(Source code of charts)
--- start ---
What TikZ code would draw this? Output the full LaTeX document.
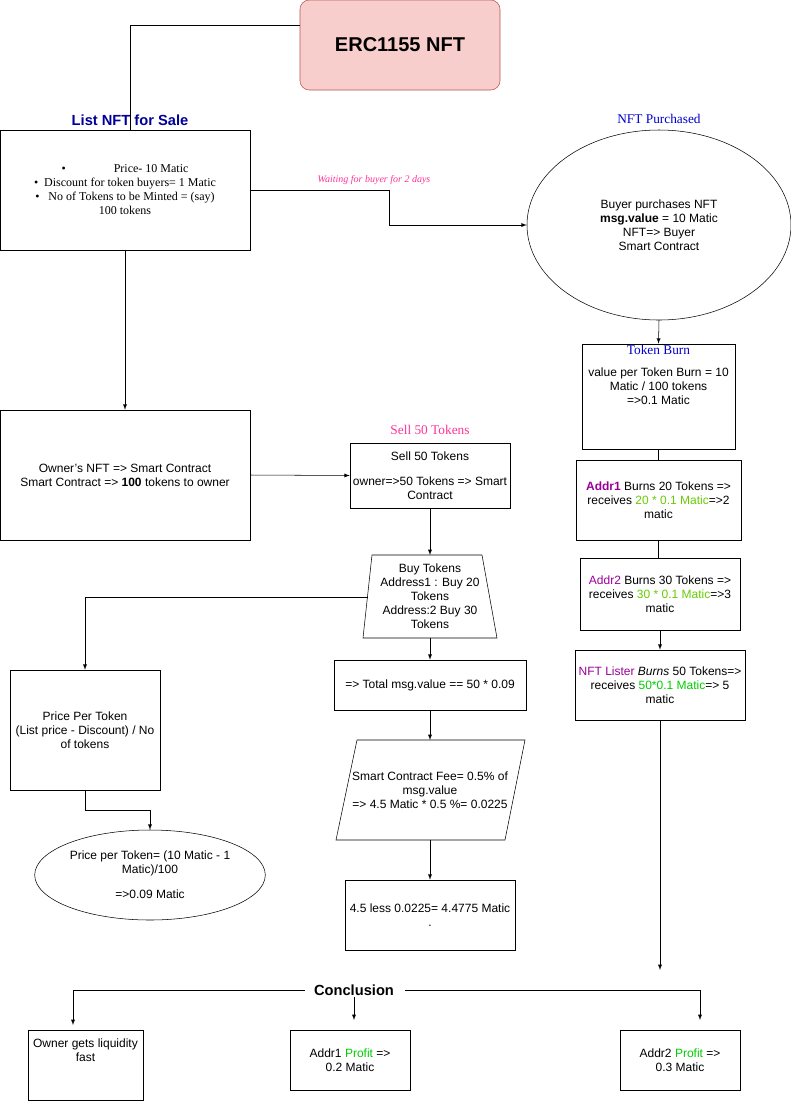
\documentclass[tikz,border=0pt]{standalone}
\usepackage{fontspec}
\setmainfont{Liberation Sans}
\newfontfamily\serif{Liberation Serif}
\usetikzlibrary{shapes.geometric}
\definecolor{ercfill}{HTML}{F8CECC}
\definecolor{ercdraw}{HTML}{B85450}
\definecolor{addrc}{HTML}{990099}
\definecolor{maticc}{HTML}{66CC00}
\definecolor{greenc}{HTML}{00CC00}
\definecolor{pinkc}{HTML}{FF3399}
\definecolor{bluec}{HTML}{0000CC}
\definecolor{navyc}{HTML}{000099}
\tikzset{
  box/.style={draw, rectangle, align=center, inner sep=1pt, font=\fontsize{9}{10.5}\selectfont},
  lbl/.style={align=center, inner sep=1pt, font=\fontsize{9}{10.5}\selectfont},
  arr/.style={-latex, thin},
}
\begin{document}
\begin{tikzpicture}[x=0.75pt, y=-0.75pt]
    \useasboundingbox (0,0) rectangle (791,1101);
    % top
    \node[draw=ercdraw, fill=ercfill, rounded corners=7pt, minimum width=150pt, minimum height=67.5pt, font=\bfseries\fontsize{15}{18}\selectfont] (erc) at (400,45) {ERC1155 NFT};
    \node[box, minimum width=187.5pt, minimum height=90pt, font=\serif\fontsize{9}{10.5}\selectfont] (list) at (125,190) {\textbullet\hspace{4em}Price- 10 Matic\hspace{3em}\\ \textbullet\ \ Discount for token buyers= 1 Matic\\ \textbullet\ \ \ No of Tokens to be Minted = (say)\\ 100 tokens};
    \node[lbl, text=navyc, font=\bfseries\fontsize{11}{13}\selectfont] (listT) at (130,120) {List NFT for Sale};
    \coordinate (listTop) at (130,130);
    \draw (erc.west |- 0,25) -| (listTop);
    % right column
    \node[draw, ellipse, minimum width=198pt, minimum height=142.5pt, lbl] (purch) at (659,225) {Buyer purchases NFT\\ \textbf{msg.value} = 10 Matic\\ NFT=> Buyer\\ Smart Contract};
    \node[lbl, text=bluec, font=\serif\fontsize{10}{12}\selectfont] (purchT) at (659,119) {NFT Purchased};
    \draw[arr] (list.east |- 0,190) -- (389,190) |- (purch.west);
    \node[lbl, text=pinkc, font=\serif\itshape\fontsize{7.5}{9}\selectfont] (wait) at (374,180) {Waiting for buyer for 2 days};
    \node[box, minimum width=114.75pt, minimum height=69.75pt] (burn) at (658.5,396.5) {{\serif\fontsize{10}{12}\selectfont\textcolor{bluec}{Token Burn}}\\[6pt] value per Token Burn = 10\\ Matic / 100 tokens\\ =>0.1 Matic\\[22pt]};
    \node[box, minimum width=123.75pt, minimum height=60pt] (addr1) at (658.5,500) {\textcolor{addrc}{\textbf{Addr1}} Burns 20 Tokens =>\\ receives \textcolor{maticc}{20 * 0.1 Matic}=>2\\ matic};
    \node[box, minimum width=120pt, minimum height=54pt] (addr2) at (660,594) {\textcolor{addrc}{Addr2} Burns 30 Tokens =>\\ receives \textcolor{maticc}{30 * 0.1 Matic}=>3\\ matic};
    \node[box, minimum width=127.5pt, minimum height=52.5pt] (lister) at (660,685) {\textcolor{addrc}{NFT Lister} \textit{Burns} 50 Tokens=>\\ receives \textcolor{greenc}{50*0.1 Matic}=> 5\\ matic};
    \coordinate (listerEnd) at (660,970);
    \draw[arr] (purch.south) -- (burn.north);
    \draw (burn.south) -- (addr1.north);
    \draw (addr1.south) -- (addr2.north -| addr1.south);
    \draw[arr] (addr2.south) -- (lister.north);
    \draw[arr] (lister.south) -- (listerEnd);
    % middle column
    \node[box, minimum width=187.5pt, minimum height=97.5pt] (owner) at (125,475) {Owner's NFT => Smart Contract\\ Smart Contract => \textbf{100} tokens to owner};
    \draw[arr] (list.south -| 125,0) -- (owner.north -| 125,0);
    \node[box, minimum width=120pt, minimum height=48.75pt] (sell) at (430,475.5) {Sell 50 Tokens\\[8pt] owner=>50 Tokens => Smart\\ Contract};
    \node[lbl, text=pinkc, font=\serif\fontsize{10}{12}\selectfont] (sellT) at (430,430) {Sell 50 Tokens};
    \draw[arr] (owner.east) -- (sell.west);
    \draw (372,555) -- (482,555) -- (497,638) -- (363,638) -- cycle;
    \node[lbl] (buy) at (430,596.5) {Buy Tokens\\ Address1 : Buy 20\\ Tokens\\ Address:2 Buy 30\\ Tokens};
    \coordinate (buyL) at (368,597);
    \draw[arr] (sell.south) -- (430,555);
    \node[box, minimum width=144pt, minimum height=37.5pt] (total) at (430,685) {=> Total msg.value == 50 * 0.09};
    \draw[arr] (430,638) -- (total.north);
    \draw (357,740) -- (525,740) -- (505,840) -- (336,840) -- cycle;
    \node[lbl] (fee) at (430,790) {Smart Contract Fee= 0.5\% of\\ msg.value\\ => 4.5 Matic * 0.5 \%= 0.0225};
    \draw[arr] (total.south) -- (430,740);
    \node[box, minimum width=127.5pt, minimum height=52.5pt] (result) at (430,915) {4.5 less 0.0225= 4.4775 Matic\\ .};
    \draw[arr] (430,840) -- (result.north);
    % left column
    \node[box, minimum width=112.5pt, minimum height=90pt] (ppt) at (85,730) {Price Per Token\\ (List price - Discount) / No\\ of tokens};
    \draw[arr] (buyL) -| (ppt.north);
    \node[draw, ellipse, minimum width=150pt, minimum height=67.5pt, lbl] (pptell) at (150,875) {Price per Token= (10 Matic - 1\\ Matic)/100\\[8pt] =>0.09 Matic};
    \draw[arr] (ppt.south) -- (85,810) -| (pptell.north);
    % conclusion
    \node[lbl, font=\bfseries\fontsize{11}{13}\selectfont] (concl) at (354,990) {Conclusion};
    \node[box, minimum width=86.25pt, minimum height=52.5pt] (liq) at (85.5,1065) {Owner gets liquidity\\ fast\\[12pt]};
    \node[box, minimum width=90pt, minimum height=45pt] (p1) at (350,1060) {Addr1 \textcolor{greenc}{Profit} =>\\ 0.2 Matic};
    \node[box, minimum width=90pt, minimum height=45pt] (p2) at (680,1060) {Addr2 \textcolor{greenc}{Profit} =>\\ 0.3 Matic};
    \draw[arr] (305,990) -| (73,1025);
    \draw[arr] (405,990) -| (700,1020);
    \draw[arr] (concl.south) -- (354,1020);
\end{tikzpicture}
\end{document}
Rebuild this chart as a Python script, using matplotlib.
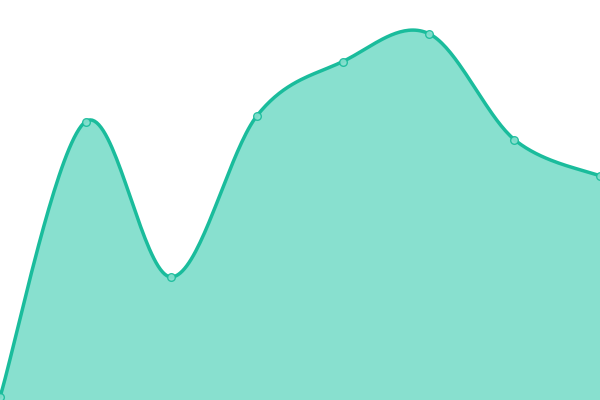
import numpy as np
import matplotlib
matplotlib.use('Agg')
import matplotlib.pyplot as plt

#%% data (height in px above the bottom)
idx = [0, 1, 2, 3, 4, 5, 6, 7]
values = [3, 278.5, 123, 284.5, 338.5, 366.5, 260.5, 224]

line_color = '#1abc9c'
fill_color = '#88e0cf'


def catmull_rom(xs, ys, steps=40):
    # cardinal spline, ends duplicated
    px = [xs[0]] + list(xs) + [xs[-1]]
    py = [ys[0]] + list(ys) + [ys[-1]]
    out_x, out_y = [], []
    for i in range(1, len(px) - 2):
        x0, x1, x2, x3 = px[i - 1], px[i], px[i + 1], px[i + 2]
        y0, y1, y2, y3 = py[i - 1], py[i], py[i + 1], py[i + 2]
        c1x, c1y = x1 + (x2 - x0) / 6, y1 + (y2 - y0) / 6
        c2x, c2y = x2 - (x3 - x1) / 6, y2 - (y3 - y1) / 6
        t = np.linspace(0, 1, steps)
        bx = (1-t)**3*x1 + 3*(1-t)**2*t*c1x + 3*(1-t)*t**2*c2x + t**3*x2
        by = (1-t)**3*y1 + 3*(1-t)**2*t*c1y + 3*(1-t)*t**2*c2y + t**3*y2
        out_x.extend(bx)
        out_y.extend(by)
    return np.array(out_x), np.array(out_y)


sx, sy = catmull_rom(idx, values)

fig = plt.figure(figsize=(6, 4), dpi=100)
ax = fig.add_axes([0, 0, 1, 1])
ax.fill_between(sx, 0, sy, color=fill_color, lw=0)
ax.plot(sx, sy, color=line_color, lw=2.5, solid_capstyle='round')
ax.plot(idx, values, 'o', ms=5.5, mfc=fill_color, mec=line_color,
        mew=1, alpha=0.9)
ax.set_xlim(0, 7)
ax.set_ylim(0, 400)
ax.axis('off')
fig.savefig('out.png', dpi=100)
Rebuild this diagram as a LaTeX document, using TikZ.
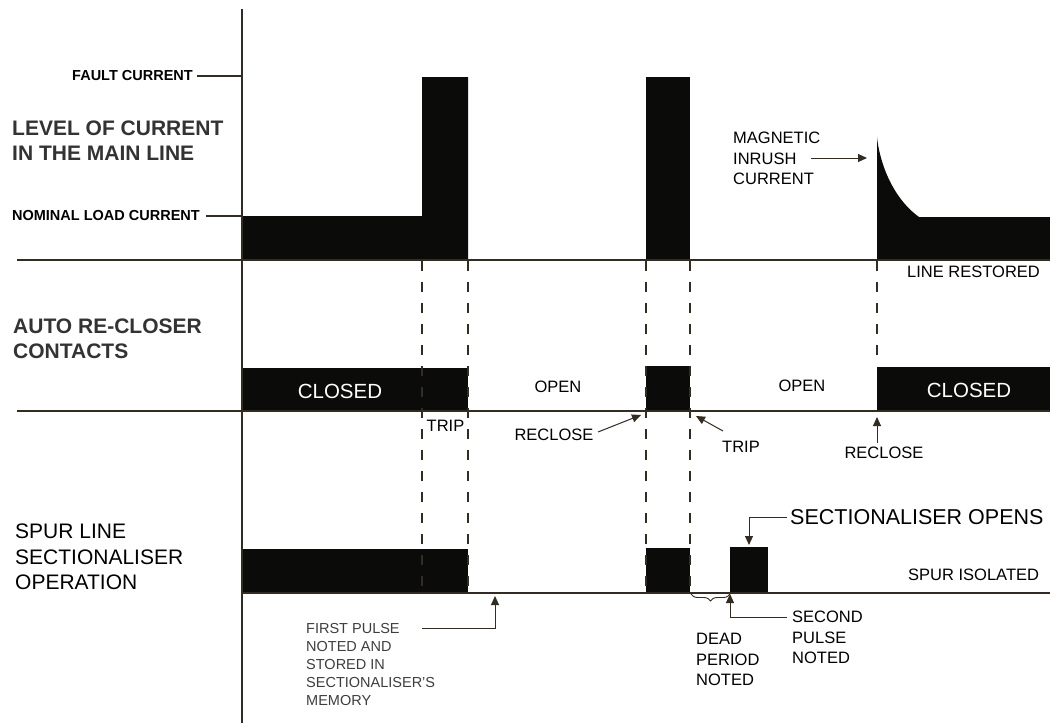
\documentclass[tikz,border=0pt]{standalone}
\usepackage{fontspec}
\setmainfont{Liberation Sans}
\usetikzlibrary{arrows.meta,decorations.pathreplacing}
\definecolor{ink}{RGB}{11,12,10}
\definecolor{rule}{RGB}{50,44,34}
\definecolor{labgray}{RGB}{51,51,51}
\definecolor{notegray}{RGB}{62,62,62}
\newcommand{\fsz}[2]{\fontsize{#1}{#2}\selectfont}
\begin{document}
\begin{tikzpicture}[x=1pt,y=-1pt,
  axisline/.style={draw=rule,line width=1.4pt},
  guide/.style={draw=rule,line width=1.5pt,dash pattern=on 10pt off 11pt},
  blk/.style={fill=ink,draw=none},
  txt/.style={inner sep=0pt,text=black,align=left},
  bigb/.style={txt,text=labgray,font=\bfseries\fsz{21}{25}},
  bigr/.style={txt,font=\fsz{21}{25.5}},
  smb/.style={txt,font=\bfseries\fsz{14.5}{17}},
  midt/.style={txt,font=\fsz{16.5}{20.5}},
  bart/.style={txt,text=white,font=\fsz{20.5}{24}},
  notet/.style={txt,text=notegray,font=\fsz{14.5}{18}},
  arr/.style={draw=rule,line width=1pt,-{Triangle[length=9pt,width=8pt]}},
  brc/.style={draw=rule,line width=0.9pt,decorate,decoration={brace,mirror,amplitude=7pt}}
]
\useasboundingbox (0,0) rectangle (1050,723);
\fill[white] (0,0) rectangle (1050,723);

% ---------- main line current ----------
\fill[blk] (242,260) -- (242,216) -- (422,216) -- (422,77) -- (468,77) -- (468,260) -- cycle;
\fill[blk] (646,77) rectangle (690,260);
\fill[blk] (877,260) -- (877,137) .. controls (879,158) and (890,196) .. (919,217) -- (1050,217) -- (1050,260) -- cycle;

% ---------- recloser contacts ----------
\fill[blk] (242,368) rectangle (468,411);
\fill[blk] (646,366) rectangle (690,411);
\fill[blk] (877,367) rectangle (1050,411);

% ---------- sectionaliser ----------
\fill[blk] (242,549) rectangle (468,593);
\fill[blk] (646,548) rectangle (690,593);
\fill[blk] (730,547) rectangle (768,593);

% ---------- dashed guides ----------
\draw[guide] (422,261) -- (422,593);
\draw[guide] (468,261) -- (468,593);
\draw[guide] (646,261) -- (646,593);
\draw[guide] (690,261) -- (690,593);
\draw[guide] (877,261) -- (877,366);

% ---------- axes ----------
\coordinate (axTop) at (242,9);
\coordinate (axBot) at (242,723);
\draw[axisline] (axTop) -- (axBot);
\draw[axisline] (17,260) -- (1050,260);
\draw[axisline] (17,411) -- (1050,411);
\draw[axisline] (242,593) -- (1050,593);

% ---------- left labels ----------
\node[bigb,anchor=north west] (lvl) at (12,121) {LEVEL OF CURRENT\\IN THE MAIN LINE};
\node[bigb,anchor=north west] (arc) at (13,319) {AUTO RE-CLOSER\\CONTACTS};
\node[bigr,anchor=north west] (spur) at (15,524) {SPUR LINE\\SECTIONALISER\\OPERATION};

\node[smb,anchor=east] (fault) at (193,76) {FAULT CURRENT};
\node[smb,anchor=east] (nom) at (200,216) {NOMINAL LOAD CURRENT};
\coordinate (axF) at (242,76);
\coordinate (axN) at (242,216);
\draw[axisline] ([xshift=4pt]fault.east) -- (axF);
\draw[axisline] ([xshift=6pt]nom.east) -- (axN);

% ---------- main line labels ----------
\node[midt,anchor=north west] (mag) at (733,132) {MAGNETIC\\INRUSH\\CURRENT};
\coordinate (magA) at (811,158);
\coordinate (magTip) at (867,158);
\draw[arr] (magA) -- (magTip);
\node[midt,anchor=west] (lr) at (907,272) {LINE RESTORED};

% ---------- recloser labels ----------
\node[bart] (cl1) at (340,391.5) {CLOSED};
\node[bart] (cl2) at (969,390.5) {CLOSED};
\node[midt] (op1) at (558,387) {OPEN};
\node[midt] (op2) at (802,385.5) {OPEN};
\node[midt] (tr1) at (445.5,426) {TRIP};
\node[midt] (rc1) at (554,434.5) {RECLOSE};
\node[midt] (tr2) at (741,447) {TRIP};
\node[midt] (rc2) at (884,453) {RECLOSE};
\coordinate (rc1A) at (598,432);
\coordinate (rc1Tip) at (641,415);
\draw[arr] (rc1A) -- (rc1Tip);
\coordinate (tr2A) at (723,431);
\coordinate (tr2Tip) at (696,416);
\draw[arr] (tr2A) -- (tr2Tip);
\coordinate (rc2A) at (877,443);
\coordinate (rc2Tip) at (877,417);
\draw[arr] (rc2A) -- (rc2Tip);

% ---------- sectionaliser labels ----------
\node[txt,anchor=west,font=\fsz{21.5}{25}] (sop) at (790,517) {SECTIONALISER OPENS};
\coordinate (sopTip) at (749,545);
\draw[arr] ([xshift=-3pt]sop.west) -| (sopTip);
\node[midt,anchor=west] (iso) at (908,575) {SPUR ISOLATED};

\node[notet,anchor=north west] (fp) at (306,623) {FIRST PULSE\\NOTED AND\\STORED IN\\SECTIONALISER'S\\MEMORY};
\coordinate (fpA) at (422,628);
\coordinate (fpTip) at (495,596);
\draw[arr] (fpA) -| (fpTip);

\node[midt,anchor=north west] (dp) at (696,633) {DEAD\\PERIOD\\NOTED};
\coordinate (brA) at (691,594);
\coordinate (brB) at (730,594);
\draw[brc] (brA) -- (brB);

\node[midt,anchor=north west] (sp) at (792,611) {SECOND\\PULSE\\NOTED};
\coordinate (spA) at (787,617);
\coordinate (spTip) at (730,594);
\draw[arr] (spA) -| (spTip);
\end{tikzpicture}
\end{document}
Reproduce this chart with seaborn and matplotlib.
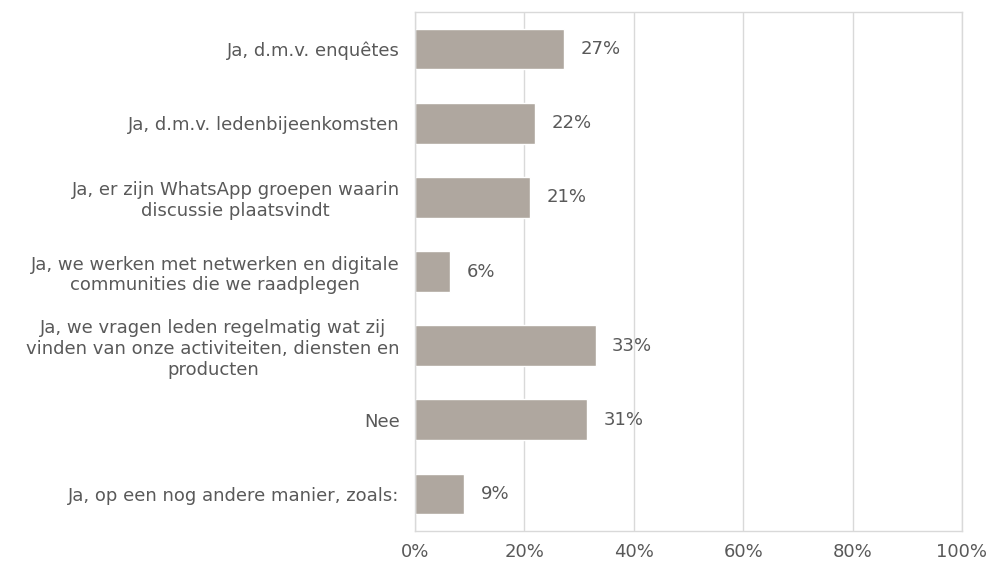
--- end ---
Above are some records. Count the lines among them with the word "this", and answer with the number only.

» TASK RESPONSE: 4